= Supplied information =
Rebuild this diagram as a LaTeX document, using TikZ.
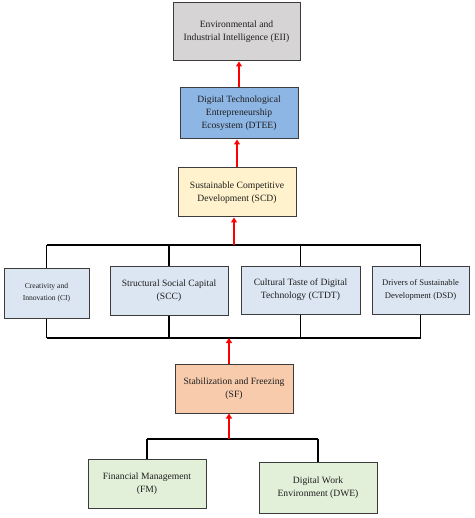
\documentclass[tikz,border=0pt]{standalone}
\usepackage{fontspec}
\setmainfont{Liberation Serif}
\usetikzlibrary{arrows.meta,calc}
\definecolor{bordc}{RGB}{60,60,60}
\definecolor{txtc}{RGB}{30,30,30}
\definecolor{eiic}{RGB}{214,212,212}
\definecolor{dteec}{RGB}{142,182,228}
\definecolor{scdc}{RGB}{255,242,204}
\definecolor{midc}{RGB}{220,230,242}
\definecolor{sfc}{RGB}{248,203,173}
\definecolor{grnc}{RGB}{226,240,217}
\tikzset{
  boxnode/.style={draw=bordc, line width=1pt, rectangle, align=center, text=txtc, inner sep=2pt,
    font=\fontsize{9.6}{12.8}\selectfont},
  busline/.style={draw=black, line width=1.5pt},
  redarrow/.style={draw=red, line width=2pt, -{Triangle[length=5pt,width=6pt]}}
}
\begin{document}
\begin{tikzpicture}[x=1pt,y=-1pt]
\useasboundingbox (0,0) rectangle (474,518);
\node[boxnode, fill=eiic, minimum width=127pt, minimum height=58pt] (EII) at (236.5,32) {Environmental and\\Industrial Intelligence (EII)};
\node[boxnode, fill=dteec, minimum width=118pt, minimum height=51pt] (DTEE) at (239,113.5) {Digital Technological\\Entrepreneurship\\Ecosystem (DTEE)};
\node[boxnode, fill=scdc, minimum width=118pt, minimum height=49pt] (SCD) at (237,192.5) {Sustainable Competitive\\Development (SCD)};
\node[boxnode, fill=midc, minimum width=85pt, minimum height=50pt, font=\fontsize{7.6}{11.7}\selectfont] (CI) at (46.5,293) {Creativity and\\Innovation (CI)};
\node[boxnode, fill=midc, minimum width=118pt, minimum height=49pt] (SCC) at (169,290.5) {Structural Social Capital\\(SCC)};
\node[boxnode, fill=midc, minimum width=119pt, minimum height=48pt] (CTDT) at (300.5,290) {Cultural Taste of Digital\\Technology (CTDT)};
\node[boxnode, fill=midc, minimum width=97pt, minimum height=48pt, font=\fontsize{8.6}{12.5}\selectfont] (DSD) at (420.5,290) {Drivers of Sustainable\\Development (DSD)};
\node[boxnode, fill=sfc, minimum width=118pt, minimum height=49pt] (SF) at (234,388.5) {Stabilization and Freezing\\(SF)};
\node[boxnode, fill=grnc, minimum width=118pt, minimum height=49pt] (FM) at (147,483.5) {Financial Management\\(FM)};
\node[boxnode, fill=grnc, minimum width=118pt, minimum height=51pt] (DWE) at (318,487.5) {Digital Work\\Environment (DWE)};
% bus coordinates
\coordinate (topbus) at (0,245);
\coordinate (botbus) at (0,338);
\coordinate (lowbus) at (0,439);
\coordinate (arrA) at (234,245);
\coordinate (arrB) at (229,338);
\coordinate (arrC) at (229,439);
% top bus
\draw[busline] (CI.north |- topbus) -- (DSD.north |- topbus);
\draw[busline] (CI.north) -- (CI.north |- topbus);
\draw[busline] (SCC.north) -- (SCC.north |- topbus);
\draw[busline] (CTDT.north) -- (CTDT.north |- topbus);
\draw[busline] (DSD.north) -- (DSD.north |- topbus);
% bottom bus
\draw[busline] (CI.south |- botbus) -- (DSD.south |- botbus);
\draw[busline] (CI.south) -- (CI.south |- botbus);
\draw[busline] (SCC.south) -- (SCC.south |- botbus);
\draw[busline] (CTDT.south) -- (CTDT.south |- botbus);
\draw[busline] (DSD.south) -- (DSD.south |- botbus);
% low bus
\draw[busline] (FM.north |- lowbus) -- (DWE.north |- lowbus);
\draw[busline] (FM.north) -- (FM.north |- lowbus);
\draw[busline] (DWE.north) -- (DWE.north |- lowbus);
% red arrows
\draw[redarrow] (DTEE.north) -- (DTEE.north |- EII.south);
\draw[redarrow] (SCD.north) -- (SCD.north |- DTEE.south);
\draw[redarrow] (arrA) -- (arrA |- SCD.south);
\draw[redarrow] (arrB |- SF.north) -- (arrB);
\draw[redarrow] (arrC) -- (arrC |- SF.south);
\end{tikzpicture}
\end{document}
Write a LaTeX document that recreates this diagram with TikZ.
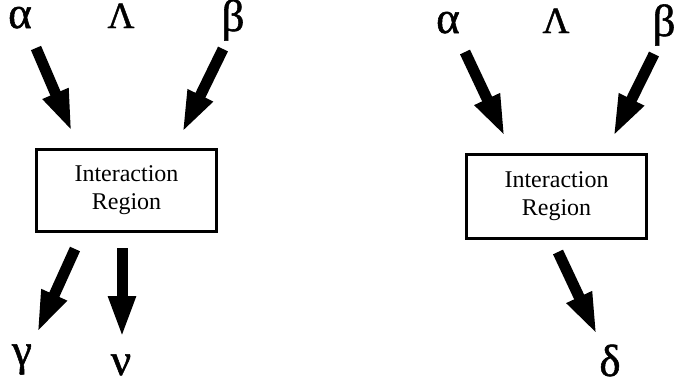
\documentclass[tikz,border=0pt]{standalone}
\usepackage{fontspec}
\setmainfont{Liberation Serif}
\newfontfamily\grk[FakeBold=1.2]{Liberation Serif}
\usetikzlibrary{arrows.meta}
\begin{document}
\begin{tikzpicture}[x=1pt,y=-1pt,
  greek/.style={anchor=base,inner sep=0pt,font=\grk\fontsize{45}{45}\selectfont},
  greekcap/.style={anchor=base,inner sep=0pt,font=\grk\fontsize{37}{37}\selectfont},
  regionbox/.style={draw,line width=3pt,minimum width=180pt,inner sep=0pt,align=center,
    font=\fontsize{24}{28}\selectfont},
  flow/.style={line width=11pt,-{Triangle[length=42pt,width=25pt]}}]
\useasboundingbox (0,0) rectangle (676,388);
% left diagram
\node[greek] (la) at (20,28) {α};
\node[greekcap] (lL) at (121,28) {Λ};
\node[greek] (lb) at (233,31) {β};
\node[regionbox,minimum height=82pt] (lbox) at (126.5,190.5) {Interaction\\Region};
\node[greek] (lg) at (22,365) {γ};
\node[greek] (ln) at (121,375) {ν};
\coordinate (la1) at (36,48);  \coordinate (la2) at (72,132);
\coordinate (lb1) at (223,49); \coordinate (lb2) at (182,133);
\coordinate (lg1) at (75,249); \coordinate (lg2) at (37,333);
\coordinate (ln1) at (122,248); \coordinate (ln2) at (122,338);
\draw[flow] (la1) -- (la2);
\draw[flow] (lb1) -- (lb2);
\draw[flow] (lg1) -- (lg2);
\draw[flow] (ln1) -- (ln2);
% right diagram
\node[greek] (ra) at (448,33) {α};
\node[greekcap] (rL) at (556,33) {Λ};
\node[greek] (rb) at (664,36) {β};
\node[regionbox,minimum height=84pt] (rbox) at (556.5,196.5) {Interaction\\Region};
\node[greek] (rd) at (610,376) {δ};
\coordinate (ra1) at (465,52);  \coordinate (ra2) at (505,137);
\coordinate (rb1) at (654,54);  \coordinate (rb2) at (613,137);
\coordinate (rd1) at (558,252); \coordinate (rd2) at (597,335);
\draw[flow] (ra1) -- (ra2);
\draw[flow] (rb1) -- (rb2);
\draw[flow] (rd1) -- (rd2);
\end{tikzpicture}
\end{document}
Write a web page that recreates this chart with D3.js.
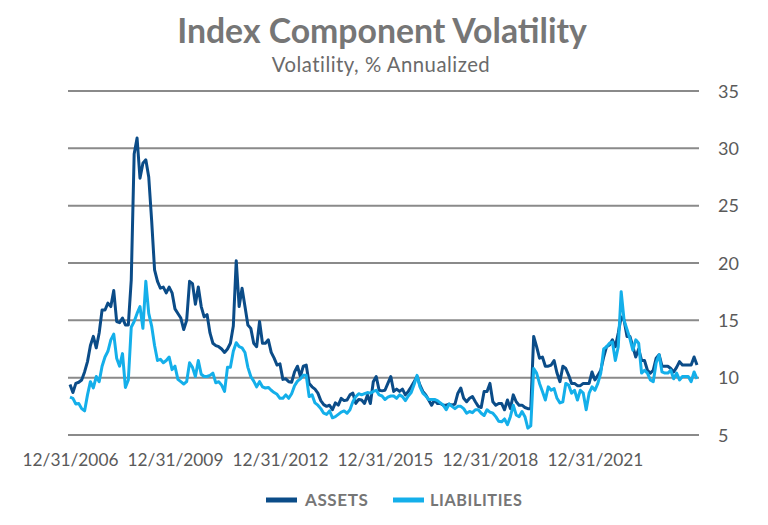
<!DOCTYPE html>
<html><head><meta charset="utf-8">
<script src="https://cdn.jsdelivr.net/npm/d3@7"></script>
<style>html,body{margin:0;padding:0;background:#fff;}svg{display:block;font-family:Lato,"Open Sans",sans-serif;}</style>
</head><body>
<svg id="chart" width="768" height="525"></svg>
<script>
const title = "Index Component Volatility";
const subtitle = "Volatility, % Annualized";
const seriesNames = ["ASSETS", "LIABILITIES"];
const tickIndex = [0, 36, 72, 108, 144, 180];
const tickLabels = ["12/31/2006", "12/31/2009", "12/31/2012", "12/31/2015", "12/31/2018", "12/31/2021"];
const yTicks = [5, 10, 15, 20, 25, 30, 35];

// monthly values starting 12/31/2006
const assets = [
 9.4, 8.7, 9.5, 9.6, 9.8, 10.5, 11.4, 12.8, 13.6, 12.6,
 13.9, 15.9, 15.9, 16.5, 16.2, 17.6, 14.9, 14.8, 15.2, 14.6,
 14.6, 18.5, 29.5, 30.9, 27.4, 28.7, 29.0, 27.5, 23.7, 19.4,
 18.4, 17.8, 17.9, 17.4, 17.9, 17.4, 16.0, 15.6, 15.2, 14.2,
 15.0, 18.4, 18.2, 16.4, 17.9, 16.2, 15.3, 15.5, 13.9, 13.0,
 12.8, 12.7, 12.5, 12.2, 12.5, 13.0, 14.5, 20.2, 16.2, 17.8,
 16.2, 14.6, 14.3, 13.0, 12.7, 14.9, 13.0, 13.0, 13.3, 12.2,
 11.7, 11.1, 11.2, 9.85, 9.9, 9.65, 9.6, 10.5, 11.0, 10.1,
 11.0, 11.1, 9.5, 9.2, 9.0, 8.65, 8.0, 7.65, 7.5, 7.6,
 7.2, 7.8, 7.6, 8.2, 8.0, 8.05, 8.5, 8.65, 7.75, 8.1,
 8.05, 7.75, 8.5, 7.75, 9.65, 10.1, 8.9, 8.85, 8.9, 9.5,
 10.1, 8.8, 9.0, 8.8, 9.0, 8.5, 8.8, 9.2, 9.65, 10.1,
 9.35, 8.8, 8.5, 8.05, 7.6, 8.05, 7.75, 7.75, 7.6, 7.6,
 7.7, 7.6, 7.7, 8.65, 9.1, 8.2, 7.9, 8.2, 8.35, 7.9,
 7.5, 7.4, 8.8, 8.8, 9.5, 7.9, 7.6, 7.75, 7.75, 7.2,
 8.05, 7.3, 8.5, 7.9, 7.6, 7.6, 7.4, 7.3, 7.3, 13.6,
 12.7, 11.7, 11.8, 11.0, 11.0, 11.1, 11.5, 10.4, 9.65, 11.0,
 10.8, 10.2, 9.5, 9.5, 9.3, 9.3, 9.5, 9.5, 9.5, 10.5,
 9.8, 10.2, 10.65, 11.8, 12.7, 12.85, 13.3, 12.7, 13.9, 15.3,
 15.0, 13.6, 13.6, 12.7, 11.8, 12.5, 11.5, 11.5, 10.65, 10.4,
 10.65, 11.7, 12.0, 11.0, 11.0, 11.0, 10.8, 10.5, 10.9, 11.4,
 11.1, 11.1, 11.1, 11.1, 11.8, 11.1
];
const liabilities = [
 8.3, 8.2, 7.7, 7.75, 7.3, 7.1, 8.5, 9.65, 9.1, 10.1,
 9.65, 11.0, 11.8, 12.3, 13.3, 13.8, 11.7, 11.0, 12.1, 9.15,
 9.8, 14.4, 14.9, 15.6, 16.2, 14.3, 18.4, 15.6, 14.5, 12.8,
 11.5, 11.6, 11.3, 11.5, 11.8, 10.7, 11.0, 9.85, 9.65, 9.45,
 9.65, 11.3, 10.9, 10.1, 11.5, 10.3, 10.1, 10.1, 10.2, 10.4,
 9.55, 9.65, 9.35, 8.8, 10.9, 10.9, 12.3, 13.05, 12.7, 12.6,
 12.2, 10.9, 10.1, 9.7, 9.2, 9.65, 9.2, 9.1, 9.15, 8.9,
 8.7, 8.55, 8.2, 8.2, 8.5, 8.2, 8.6, 9.3, 9.7, 9.9,
 10.2, 10.2, 8.35, 8.5, 7.8, 7.6, 7.3, 6.9, 6.8, 7.1,
 6.5, 6.6, 6.8, 7.0, 7.1, 6.9, 7.2, 7.9, 8.35, 8.6,
 8.5, 8.6, 8.7, 8.65, 8.8, 8.9, 8.5, 8.4, 8.1, 8.3,
 8.4, 8.4, 8.2, 8.5, 8.35, 8.0, 8.4, 8.7, 9.4, 10.2,
 9.2, 8.65, 8.4, 8.1, 8.1, 8.1, 8.0, 7.8, 7.6, 7.2,
 7.7, 7.5, 7.3, 7.5, 7.5, 7.3, 6.9, 7.05, 6.95, 7.2,
 7.2, 6.9, 6.7, 7.2, 7.0, 6.9, 6.6, 6.2, 6.15, 6.4,
 5.9, 6.6, 7.6, 6.75, 6.6, 7.05, 6.6, 5.6, 5.8, 10.8,
 10.4, 9.5, 8.8, 8.05, 9.2, 8.9, 9.05, 8.2, 7.8, 7.9,
 9.5, 9.35, 8.65, 8.9, 8.05, 8.9, 8.65, 7.2, 8.65, 9.2,
 8.9, 9.5, 10.4, 12.5, 12.7, 13.0, 13.1, 11.5, 12.7, 17.5,
 15.0, 14.2, 13.4, 12.4, 13.3, 13.0, 10.4, 10.65, 10.4, 9.8,
 9.65, 11.3, 12.0, 10.5, 10.4, 10.4, 10.65, 9.9, 10.4, 9.8,
 10.1, 10.1, 10.1, 9.65, 10.5, 9.9
];
const colors = ["#0b4c88", "#14afea"];

const svg = d3.select("#chart");
const x = d3.scaleLinear().domain([0, assets.length - 1]).range([70, 697]);
const y = d3.scaleLinear().domain([5, 35]).range([435, 91]);

function fit(sel, w) {
  const n = sel.node();
  const l = n.getComputedTextLength();
  const fs = parseFloat(sel.attr("font-size"));
  sel.attr("font-size", fs * w / l);
}

// title
fit(svg.append("text").attr("x", 382).attr("y", 43).attr("text-anchor", "middle")
  .attr("font-size", 30).attr("font-weight", "bold").attr("fill", "#767676").text(title), 410);
fit(svg.append("text").attr("x", 381).attr("y", 72).attr("text-anchor", "middle")
  .attr("font-size", 17).attr("fill", "#6a6a6a").attr("letter-spacing", 0.5).text(subtitle), 221);

// gridlines
svg.append("g").selectAll("line").data(yTicks).join("line")
  .attr("x1", 68).attr("x2", 699)
  .attr("y1", d => y(d)).attr("y2", d => y(d))
  .attr("stroke", "#8a8a8a").attr("stroke-width", 2);

// right axis
const yAxis = svg.append("g").attr("transform", "translate(718,0)")
  .call(d3.axisRight(y).tickValues(yTicks).tickSize(0).tickPadding(0));
yAxis.select(".domain").remove();
yAxis.selectAll("text").attr("font-size", 18).attr("fill", "#5a5a5a")
  .attr("font-family", "Lato, sans-serif").attr("dy", "0.34em");

// bottom axis
const xAxis = svg.append("g").attr("transform", "translate(0,450)")
  .call(d3.axisBottom(x).tickValues(tickIndex).tickFormat((d, i) => tickLabels[i]).tickSize(0).tickPadding(0));
xAxis.select(".domain").remove();
xAxis.selectAll("text").attr("font-size", 18).attr("fill", "#5a5a5a")
  .attr("font-family", "Lato, sans-serif").attr("dy", "0.9em")
  .each(function() { fit(d3.select(this), 96); });

// lines
const line = d3.line().x((d, i) => x(i)).y(d => y(d));
[assets, liabilities].forEach((s, k) => {
  svg.append("path").datum(s).attr("d", line).attr("fill", "none")
    .attr("stroke", colors[k]).attr("stroke-width", 3).attr("stroke-linejoin", "round");
});
// redraw assets? keep order: liabilities on top as in reference

// legend
const leg = [{x: 266, tx: 305, w: 64}, {x: 393, tx: 430, w: 93}];
seriesNames.forEach((n, k) => {
  svg.append("line").attr("x1", leg[k].x).attr("x2", leg[k].x + 31)
    .attr("y1", 500).attr("y2", 500).attr("stroke", colors[k]).attr("stroke-width", 5);
  fit(svg.append("text").attr("x", leg[k].tx).attr("y", 506).attr("font-size", 15)
    .attr("font-weight", "bold").attr("fill", "#767676").attr("letter-spacing", 0.6).text(n), leg[k].w);
});
</script>
</body></html>
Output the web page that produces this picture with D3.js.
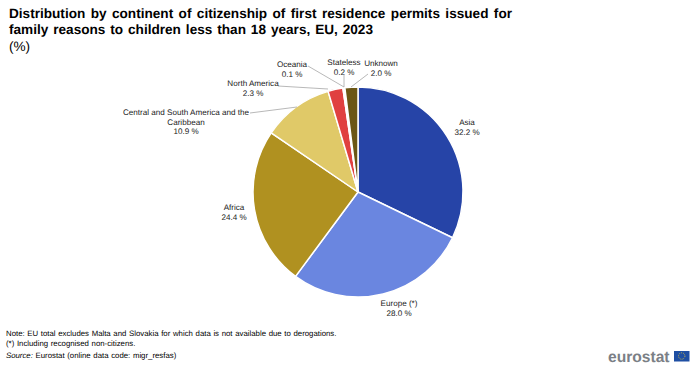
<!DOCTYPE html>
<html>
<head>
<meta charset="utf-8">
<script src="https://cdn.jsdelivr.net/npm/d3@7"></script>
<style>
body { margin: 0; background: #fff; }
text { font-family: "Liberation Sans", Arial, sans-serif; text-rendering: geometricPrecision; }
</style>
</head>
<body>
<div class="container"></div>
<script>
var width = 700;
var height = 367;

var categories = ['Asia', 'Europe (*)', 'Africa', 'Central and South America and the|Caribbean', 'North America', 'Oceania', 'Stateless', 'Unknown'];
var values = [32.2, 28.0, 24.4, 10.9, 2.3, 0.1, 0.2, 2.0];
var colors = ['#2644a7', '#6a86e0', '#b09120', '#e0c968', '#e04040', '#f5e3a0', '#f0e8c8', '#6b5614'];

var titleLines = ['Distribution by continent of citizenship of first residence permits issued for', 'family reasons to children less than 18 years, EU, 2023'];
var titleEnds = [512, 373];
var unitLine = '(%)';
var noteLines = ['Note: EU total excludes Malta and Slovakia for which data is not available due to derogations.', '(*) Including recognised non-citizens.'];

// label layout, pixels from the pie centre to the first text line
var labelPos = [[109, -70], [41, 111], [-124, 15], [-172, -80], [-105, -109], [-66, -128], [-14, -130], [23, -129]];
// leader lines for the small slices, same origin
var leaders = {
	3: [[-108, -79], [-61, -85]],
	4: [[-80, -106], [-30, -103]],
	5: [[-50, -126], [-14, -105]],
	6: [[-14, -117], [-14, -105]],
	7: [[10, -118], [-7, -105]]
};

var cx = 358;
var cy = 192;
var radius = 105;

var svg = d3.select('.container').append('svg')
	.attr('width', width)
	.attr('height', height);

var pie = d3.pie().sort(null).value(function(d) { return d; });
var arc = d3.arc().innerRadius(0).outerRadius(radius);

var pieGroup = svg.append('g').attr('transform', 'translate(' + cx + ',' + cy + ')');

pieGroup.selectAll('path')
	.data(pie(values))
	.enter()
	.append('path')
	.attr('d', arc)
	.attr('fill', function(d, i) { return colors[i]; })
	.attr('stroke', '#fff')
	.attr('stroke-width', 1.5)
	.attr('stroke-linejoin', 'round');

var line = d3.line();
Object.keys(leaders).forEach(function(k) {
	pieGroup.append('path')
		.attr('d', line(leaders[k]))
		.attr('fill', 'none')
		.attr('stroke', '#a6a6a6')
		.attr('stroke-width', 0.8);
});

categories.forEach(function(c, i) {
	var rows = c.split('|').concat([values[i].toFixed(1) + ' %']);
	var t = pieGroup.append('text')
		.attr('text-anchor', 'middle')
		.attr('font-size', 8.1)
		.attr('fill', '#222');
	rows.forEach(function(r, j) {
		t.append('tspan')
			.attr('x', labelPos[i][0])
			.attr('y', labelPos[i][1] + j * 9.5 + 3)
			.text(r);
	});
});

titleLines.forEach(function(l, i) {
	var t = svg.append('text')
		.attr('x', 9)
		.attr('y', 18 + i * 16)
		.attr('font-size', 13.6)
		.attr('font-weight', 'bold')
		.attr('fill', '#000')
		.text(l);
	// the title is justified, so spread the words to reach the right end
	var gap = (titleEnds[i] - 9 - t.node().getComputedTextLength()) / (l.split(' ').length - 1);
	t.attr('word-spacing', gap);
});
svg.append('text').attr('x', 9).attr('y', 51).attr('font-size', 13.6).attr('fill', '#000').text(unitLine);

noteLines.forEach(function(l, i) {
	svg.append('text')
		.attr('x', 6)
		.attr('y', 336 + i * 10)
		.attr('font-size', 7.8)
		.attr('word-spacing', 0.5)
		.attr('fill', '#000')
		.text(l);
});
var source = svg.append('text').attr('x', 6).attr('y', 358).attr('font-size', 7.8).attr('word-spacing', 0.5).attr('fill', '#000');
source.append('tspan').attr('font-style', 'italic').text('Source:');
source.append('tspan').text(' Eurostat (online data code: migr_resfas)');

// logo
svg.append('text')
	.attr('x', 608)
	.attr('y', 362)
	.attr('font-size', 15.6)
	.attr('font-weight', 'bold')
	.attr('fill', '#7b7f86')
	.text('eurostat');
svg.append('rect').attr('x', 674).attr('y', 351).attr('width', 15.5).attr('height', 10.5).attr('fill', '#1f4fa3');
svg.append('circle').attr('cx', 681.7).attr('cy', 356).attr('r', 3.2).attr('fill', 'none').attr('stroke', '#e8c832').attr('stroke-width', 0.8).attr('stroke-dasharray', '1 1');
</script>
</body>
</html>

= Task statement =
Quote the data above exactly from the line with "Write a web" to the line with "const yTicks = [5, 10, 15, 20, 25, 30, 35];", both ends counted, and nothing else. Pictures don't go in.

= Answer for this exercise =
Write a web page that recreates this chart with D3.js.
<!DOCTYPE html>
<html><head><meta charset="utf-8">
<script src="https://cdn.jsdelivr.net/npm/d3@7"></script>
<style>html,body{margin:0;padding:0;background:#fff;}svg{display:block;font-family:Lato,"Open Sans",sans-serif;}</style>
</head><body>
<svg id="chart" width="768" height="525"></svg>
<script>
const title = "Index Component Volatility";
const subtitle = "Volatility, % Annualized";
const seriesNames = ["ASSETS", "LIABILITIES"];
const tickIndex = [0, 36, 72, 108, 144, 180];
const tickLabels = ["12/31/2006", "12/31/2009", "12/31/2012", "12/31/2015", "12/31/2018", "12/31/2021"];
const yTicks = [5, 10, 15, 20, 25, 30, 35];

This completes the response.